August has been quite brutal for equity investors and since the begging of the month the S&P 500 has lost over 7% as of today. While the market has considerably come off its 8/9/2011 lows, certain asset classes, such as MLPs, have managed to stage a much stronger rebound. When considering the time frame mentioned above (8/1/2011 to 8/16/2011), the Alerian MLP Index (AMJ) is a great candidate for our chart to watch since this product has respectably held its ground and shed just over 1% [see Talking MLP ETFs With Kenny Feng Of Alerian].
AMJ is without a doubt in a very strong long-term uptrend, and the fund is currently in an interesting spot considering that it’s trading below its 200-day moving average (yellow line) for the first time since its inception [see AMJ Charts]. The recent dip was without a doubt an excellent entry point for long-term energy bulls.
This fund has staged quite the come-back following the most recent sell-off last week, and is now very close to trading back above its 200-day moving average once again. Although MLPs are largely correlated with equity market performance, its evident that this time around the asset-class has better held its ground as investors have flocked back to this corner of the market much more aggressively than equity funds as a whole [see AMJ Fact Sheet].

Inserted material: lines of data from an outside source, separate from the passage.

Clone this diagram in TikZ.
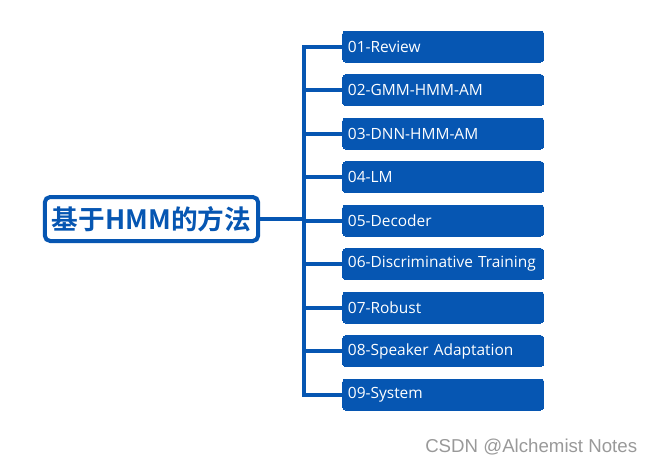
\documentclass[tikz,border=0pt]{standalone}
\usepackage{fontspec}
\setmainfont{Open Sans}
\newfontfamily\cjk[BoldFont={Noto Sans CJK SC Bold}]{Noto Sans CJK SC}
\newfontfamily\marksans{Liberation Sans}
\usetikzlibrary{positioning}
\definecolor{hmmblue}{RGB}{6,86,178}

\begin{document}
\begin{tikzpicture}[x=0.75pt, y=-0.75pt,
    topic/.style={draw=hmmblue, fill=hmmblue, rounded corners=2.5pt, minimum height=23.25pt, minimum width=151pt, text width=143pt, align=left, text=white, font=\fontsize{11.6}{13}\selectfont, inner sep=0pt, line width=0pt},
    root/.style={draw=hmmblue, line width=3pt, rounded corners=4pt, fill=white, minimum height=33pt, minimum width=160pt, text=hmmblue, font=\cjk\bfseries\fontsize{20}{22}\selectfont, inner sep=0pt},
    link/.style={draw=hmmblue, line width=3pt}
]
\useasboundingbox (0,0) rectangle (654,465);

\node[root] (hmm) at (151.5,219) {基于HMM的方法};
\coordinate (spine) at (304,219);

% topics on the right
\foreach \i/\name in {1/01-Review, 2/02-GMM-HMM-AM, 3/03-DNN-HMM-AM, 4/04-LM, 5/05-Decoder, 6/06-Discriminative Training, 7/07-Robust, 8/08-Speaker Adaptation, 9/09-System}
  \node[topic] (t\i) at (443.25, {46.5+43.5*(\i-1)}) {\name};

\draw[link] (hmm) -- (spine);
\foreach \i in {1,...,9}
  \draw[link] (spine) |- (t\i.west);

\node[anchor=west, text=gray!80, font=\marksans\fontsize{14}{16}\selectfont, inner sep=0pt] (mark) at (425,447) {CSDN @Alchemist Notes};
\end{tikzpicture}
\end{document}
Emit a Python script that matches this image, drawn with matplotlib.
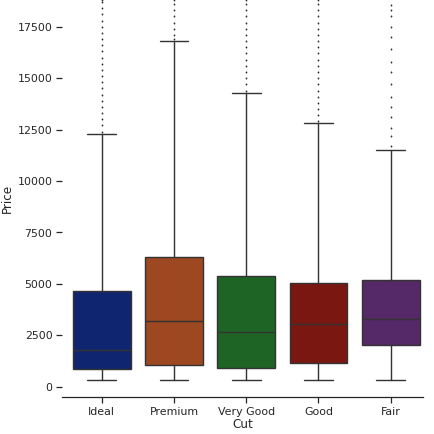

AMJ appears to have resumed its ongoing uptrend since the fund is practically trading at levels prior to the recent sell-off. From a technical perspective however, caution should still be exercised as the fund remains below its 200-day moving average [consider MLP ETFs: Fact And Fiction]. Assuming the worst is behind us, AMJ can certainly climb to $38 a share and beyond over the coming weeks. In terms of downside, if equity market weakness persists and carries over into the energy corner, support for AMJ comes in at $35 a share, while a close below that easily brings the $32 level in sight. Conservative investors should consider going long after AMJ closes above $37 a share for two or more consecutive days. As always, investors of all experience levels are advised to use stop-loss orders and practice disciplined profit taking techniques.
Disclosure: No positions at time of writing.